Short task: For each line of the data below that holds "diagram", copy the line.

--------------------

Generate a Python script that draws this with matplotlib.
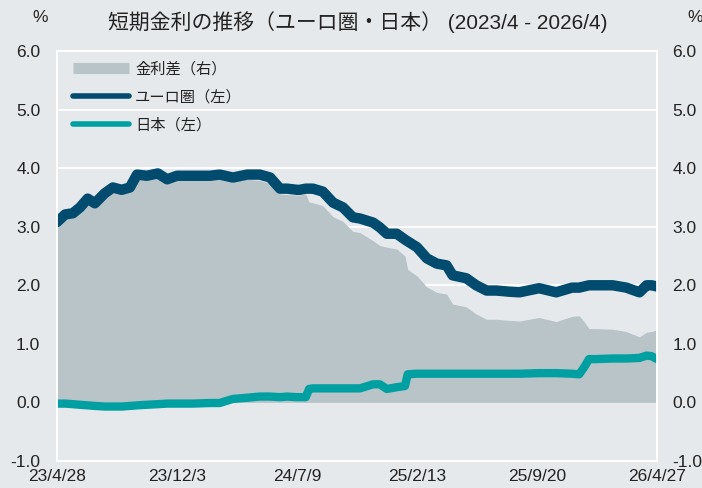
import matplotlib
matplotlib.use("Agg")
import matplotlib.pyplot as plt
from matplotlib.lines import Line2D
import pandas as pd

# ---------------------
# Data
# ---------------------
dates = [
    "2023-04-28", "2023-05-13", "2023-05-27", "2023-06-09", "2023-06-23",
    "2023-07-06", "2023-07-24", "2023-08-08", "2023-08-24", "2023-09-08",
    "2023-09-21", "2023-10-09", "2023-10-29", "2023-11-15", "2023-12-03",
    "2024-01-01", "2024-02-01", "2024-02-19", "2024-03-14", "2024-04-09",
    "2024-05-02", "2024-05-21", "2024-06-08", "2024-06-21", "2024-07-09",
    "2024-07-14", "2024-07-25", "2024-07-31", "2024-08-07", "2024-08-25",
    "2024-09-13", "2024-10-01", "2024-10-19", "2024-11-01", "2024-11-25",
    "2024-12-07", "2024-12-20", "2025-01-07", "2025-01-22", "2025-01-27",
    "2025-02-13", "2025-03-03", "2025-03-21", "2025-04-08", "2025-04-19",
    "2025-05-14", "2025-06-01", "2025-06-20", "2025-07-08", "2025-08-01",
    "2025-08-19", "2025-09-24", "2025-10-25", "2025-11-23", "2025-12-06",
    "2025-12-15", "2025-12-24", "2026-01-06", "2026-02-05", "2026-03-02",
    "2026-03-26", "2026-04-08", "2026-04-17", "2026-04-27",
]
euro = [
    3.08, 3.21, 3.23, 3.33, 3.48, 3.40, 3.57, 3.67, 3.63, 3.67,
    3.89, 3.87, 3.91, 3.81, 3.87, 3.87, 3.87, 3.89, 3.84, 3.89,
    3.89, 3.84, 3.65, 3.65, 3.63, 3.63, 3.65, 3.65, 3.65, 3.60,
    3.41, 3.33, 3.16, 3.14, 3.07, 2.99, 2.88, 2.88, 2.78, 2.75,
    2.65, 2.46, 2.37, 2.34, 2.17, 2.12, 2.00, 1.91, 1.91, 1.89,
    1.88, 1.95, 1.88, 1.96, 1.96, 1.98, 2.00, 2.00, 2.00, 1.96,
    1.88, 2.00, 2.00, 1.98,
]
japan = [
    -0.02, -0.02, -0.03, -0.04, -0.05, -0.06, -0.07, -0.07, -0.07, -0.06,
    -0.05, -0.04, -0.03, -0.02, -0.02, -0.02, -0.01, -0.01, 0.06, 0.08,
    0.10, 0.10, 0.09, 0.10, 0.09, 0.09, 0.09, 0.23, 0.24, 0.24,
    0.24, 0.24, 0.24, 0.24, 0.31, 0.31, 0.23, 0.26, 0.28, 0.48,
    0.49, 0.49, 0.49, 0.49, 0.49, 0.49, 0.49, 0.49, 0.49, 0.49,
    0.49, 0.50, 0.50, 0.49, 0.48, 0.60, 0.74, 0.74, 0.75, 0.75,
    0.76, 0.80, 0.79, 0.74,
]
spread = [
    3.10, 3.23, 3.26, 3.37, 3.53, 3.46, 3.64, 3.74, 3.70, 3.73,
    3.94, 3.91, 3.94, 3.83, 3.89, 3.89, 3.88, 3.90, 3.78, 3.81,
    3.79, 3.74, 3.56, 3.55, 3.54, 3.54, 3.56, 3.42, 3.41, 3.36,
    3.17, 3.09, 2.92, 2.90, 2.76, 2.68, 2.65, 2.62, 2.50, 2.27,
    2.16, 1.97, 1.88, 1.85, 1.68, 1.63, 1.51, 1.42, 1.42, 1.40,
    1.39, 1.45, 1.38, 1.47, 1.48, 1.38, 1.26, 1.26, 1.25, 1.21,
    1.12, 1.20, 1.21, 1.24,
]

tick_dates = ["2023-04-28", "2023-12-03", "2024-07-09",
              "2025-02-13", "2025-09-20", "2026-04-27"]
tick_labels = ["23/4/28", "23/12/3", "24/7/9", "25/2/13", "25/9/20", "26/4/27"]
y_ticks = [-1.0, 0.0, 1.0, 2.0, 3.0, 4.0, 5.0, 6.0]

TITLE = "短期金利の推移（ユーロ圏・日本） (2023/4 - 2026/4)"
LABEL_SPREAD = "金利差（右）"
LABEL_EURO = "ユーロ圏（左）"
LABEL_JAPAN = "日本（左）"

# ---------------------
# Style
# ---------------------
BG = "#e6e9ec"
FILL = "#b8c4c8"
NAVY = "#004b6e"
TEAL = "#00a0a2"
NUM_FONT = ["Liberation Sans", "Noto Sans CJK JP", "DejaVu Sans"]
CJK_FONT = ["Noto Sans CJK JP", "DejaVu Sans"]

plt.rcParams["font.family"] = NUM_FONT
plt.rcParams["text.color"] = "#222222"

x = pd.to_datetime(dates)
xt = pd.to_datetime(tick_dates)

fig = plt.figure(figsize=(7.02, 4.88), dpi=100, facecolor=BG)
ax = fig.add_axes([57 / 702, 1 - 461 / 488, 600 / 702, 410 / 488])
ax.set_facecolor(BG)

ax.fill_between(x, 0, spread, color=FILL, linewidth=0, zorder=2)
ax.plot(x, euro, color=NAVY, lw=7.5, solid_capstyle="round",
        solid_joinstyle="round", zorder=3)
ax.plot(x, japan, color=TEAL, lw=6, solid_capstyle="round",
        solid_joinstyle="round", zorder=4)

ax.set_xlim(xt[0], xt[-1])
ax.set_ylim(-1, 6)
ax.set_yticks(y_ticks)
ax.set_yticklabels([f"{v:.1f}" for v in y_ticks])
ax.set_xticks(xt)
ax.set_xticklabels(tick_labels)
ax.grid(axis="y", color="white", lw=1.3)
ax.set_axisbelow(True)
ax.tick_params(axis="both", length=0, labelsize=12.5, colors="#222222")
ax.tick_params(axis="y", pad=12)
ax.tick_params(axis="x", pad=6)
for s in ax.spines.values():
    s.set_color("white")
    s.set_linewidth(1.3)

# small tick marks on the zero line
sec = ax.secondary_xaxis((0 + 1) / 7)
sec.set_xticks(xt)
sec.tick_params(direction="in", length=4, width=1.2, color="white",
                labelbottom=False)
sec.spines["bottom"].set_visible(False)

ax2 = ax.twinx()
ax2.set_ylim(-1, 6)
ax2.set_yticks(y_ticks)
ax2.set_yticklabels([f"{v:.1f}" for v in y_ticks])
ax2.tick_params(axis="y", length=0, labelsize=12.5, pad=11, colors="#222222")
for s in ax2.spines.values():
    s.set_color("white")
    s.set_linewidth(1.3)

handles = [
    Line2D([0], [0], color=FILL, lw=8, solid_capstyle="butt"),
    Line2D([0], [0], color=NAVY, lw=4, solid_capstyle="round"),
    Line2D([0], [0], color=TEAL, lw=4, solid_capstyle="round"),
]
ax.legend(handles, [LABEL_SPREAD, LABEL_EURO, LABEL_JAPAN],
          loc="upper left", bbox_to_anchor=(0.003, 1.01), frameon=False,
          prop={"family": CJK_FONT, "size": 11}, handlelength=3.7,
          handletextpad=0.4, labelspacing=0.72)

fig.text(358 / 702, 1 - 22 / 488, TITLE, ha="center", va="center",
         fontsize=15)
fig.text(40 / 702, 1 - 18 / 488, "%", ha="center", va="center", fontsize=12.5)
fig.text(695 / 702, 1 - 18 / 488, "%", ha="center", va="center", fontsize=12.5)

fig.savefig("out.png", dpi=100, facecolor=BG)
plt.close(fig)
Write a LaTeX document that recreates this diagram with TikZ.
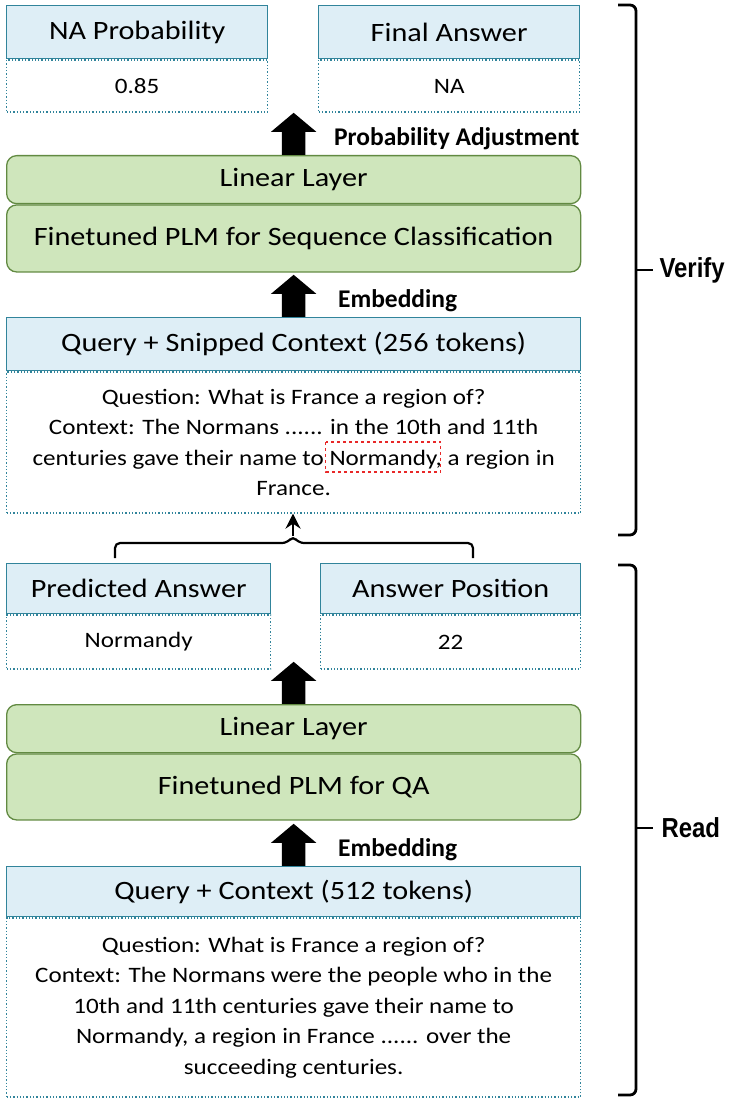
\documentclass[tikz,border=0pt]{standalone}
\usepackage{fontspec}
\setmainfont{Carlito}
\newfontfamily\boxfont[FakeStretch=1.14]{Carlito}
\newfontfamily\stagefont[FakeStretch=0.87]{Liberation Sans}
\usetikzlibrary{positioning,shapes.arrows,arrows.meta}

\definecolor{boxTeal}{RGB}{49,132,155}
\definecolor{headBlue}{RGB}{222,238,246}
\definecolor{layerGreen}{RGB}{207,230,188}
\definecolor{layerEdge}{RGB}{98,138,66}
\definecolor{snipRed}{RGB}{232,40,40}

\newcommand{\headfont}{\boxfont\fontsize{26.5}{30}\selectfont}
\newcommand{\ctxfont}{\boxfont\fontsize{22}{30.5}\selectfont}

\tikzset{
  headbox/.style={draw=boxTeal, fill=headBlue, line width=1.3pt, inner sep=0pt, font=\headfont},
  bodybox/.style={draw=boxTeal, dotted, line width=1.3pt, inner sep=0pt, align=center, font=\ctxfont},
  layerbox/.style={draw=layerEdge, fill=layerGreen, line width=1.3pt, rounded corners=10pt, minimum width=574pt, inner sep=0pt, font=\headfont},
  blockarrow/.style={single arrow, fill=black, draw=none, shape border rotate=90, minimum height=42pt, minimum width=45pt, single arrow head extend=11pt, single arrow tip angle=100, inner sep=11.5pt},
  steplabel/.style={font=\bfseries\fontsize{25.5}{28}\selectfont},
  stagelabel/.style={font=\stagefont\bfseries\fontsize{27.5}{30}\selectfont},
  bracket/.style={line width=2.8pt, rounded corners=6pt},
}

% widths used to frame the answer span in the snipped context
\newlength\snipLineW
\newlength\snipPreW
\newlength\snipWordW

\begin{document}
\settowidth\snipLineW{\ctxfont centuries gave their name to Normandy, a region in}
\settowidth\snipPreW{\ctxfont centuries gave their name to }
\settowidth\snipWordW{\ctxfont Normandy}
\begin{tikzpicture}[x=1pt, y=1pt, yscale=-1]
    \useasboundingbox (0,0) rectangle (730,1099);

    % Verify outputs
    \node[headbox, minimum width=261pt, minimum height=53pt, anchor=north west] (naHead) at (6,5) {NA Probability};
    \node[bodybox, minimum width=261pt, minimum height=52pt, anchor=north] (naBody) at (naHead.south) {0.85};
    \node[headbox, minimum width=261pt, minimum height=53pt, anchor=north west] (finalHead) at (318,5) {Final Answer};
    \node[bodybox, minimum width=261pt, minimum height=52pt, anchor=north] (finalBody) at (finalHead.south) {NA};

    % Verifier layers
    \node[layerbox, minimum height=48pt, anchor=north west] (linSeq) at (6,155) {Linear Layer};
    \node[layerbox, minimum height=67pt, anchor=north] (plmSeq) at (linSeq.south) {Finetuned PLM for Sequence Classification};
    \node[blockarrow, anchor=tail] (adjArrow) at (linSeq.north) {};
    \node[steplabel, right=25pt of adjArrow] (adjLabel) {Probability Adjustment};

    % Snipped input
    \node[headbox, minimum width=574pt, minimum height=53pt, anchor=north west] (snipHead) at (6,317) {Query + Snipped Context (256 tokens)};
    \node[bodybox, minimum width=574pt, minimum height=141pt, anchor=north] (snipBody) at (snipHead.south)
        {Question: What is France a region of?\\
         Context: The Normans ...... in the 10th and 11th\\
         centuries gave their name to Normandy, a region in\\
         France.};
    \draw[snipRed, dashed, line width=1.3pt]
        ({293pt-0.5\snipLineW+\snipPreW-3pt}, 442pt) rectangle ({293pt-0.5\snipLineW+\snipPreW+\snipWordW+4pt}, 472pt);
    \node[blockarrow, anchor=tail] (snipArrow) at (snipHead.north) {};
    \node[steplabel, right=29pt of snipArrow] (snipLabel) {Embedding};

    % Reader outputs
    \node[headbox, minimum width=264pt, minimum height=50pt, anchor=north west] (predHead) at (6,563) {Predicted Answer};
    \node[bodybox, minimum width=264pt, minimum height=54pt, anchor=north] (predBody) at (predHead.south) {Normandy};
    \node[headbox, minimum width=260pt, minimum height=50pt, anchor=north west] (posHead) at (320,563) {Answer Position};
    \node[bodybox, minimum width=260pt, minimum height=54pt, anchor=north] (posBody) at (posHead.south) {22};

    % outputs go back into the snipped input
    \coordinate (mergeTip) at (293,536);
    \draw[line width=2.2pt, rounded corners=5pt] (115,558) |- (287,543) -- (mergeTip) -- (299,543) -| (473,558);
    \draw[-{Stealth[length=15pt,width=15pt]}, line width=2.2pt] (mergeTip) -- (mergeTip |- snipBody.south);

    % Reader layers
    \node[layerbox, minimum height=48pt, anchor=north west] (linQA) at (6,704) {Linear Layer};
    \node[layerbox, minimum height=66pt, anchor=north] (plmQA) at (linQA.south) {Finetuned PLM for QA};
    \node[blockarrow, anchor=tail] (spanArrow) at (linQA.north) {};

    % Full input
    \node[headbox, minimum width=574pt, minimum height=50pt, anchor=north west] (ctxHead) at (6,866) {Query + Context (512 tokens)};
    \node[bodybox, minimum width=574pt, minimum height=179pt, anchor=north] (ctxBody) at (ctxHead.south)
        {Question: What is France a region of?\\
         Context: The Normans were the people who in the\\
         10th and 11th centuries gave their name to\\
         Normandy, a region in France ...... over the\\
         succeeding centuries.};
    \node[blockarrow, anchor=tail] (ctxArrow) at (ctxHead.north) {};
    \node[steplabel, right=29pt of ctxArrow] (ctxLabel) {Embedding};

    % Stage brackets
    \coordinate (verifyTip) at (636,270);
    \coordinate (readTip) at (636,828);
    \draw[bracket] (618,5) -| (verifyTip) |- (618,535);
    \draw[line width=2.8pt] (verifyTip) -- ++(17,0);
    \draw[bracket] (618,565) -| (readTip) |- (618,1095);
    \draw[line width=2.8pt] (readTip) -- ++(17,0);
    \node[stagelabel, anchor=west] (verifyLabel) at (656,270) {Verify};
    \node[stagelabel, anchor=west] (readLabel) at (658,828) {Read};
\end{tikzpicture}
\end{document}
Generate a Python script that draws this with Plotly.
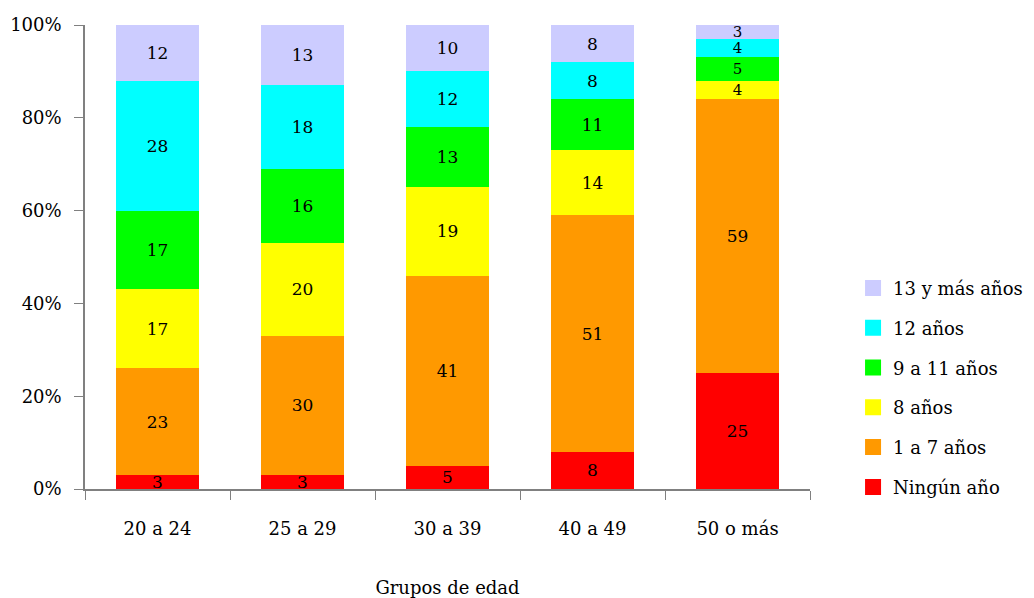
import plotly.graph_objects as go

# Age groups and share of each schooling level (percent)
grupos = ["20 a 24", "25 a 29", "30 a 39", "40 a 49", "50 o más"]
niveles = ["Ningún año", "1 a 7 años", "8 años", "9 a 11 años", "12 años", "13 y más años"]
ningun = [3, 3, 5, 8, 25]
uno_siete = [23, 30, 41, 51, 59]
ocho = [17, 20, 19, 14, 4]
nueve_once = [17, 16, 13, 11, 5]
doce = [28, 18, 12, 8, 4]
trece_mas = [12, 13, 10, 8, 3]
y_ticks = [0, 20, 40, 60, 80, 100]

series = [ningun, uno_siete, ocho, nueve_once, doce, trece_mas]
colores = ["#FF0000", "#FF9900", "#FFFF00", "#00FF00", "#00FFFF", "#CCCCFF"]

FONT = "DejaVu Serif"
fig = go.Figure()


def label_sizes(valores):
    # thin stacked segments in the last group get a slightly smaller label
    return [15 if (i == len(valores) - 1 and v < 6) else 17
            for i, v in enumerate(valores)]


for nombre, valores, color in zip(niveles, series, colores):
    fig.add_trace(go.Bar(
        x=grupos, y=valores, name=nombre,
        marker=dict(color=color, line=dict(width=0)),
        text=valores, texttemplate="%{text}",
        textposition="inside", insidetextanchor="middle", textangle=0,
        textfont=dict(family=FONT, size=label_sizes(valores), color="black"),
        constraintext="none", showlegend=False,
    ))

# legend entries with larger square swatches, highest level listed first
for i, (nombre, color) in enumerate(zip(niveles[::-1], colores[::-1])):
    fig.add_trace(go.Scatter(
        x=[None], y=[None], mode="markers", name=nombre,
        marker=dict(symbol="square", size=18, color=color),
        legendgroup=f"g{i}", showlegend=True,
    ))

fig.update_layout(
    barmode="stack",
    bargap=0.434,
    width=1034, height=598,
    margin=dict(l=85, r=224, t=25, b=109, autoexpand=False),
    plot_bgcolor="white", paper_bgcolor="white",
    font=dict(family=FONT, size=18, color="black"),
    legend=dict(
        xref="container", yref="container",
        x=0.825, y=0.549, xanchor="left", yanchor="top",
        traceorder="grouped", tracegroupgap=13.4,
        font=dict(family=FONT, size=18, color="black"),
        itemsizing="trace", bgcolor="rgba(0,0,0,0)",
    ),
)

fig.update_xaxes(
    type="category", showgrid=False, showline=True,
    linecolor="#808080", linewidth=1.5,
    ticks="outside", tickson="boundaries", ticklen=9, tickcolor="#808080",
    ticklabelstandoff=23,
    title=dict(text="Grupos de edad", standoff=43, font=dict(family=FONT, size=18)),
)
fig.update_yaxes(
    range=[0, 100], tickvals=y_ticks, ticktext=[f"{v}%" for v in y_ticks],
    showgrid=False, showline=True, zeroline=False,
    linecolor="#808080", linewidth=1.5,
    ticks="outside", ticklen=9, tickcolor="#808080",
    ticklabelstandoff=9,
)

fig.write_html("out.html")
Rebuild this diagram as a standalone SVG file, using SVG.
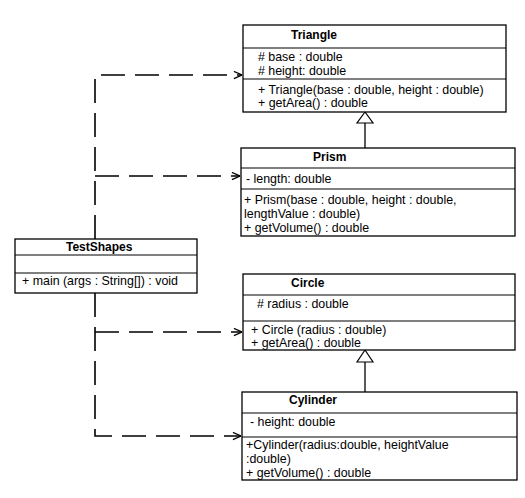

--------------------

Solution:
Write a LaTeX document that recreates this diagram with TikZ.
Rebuild this diagram as a standalone SVG file, using SVG.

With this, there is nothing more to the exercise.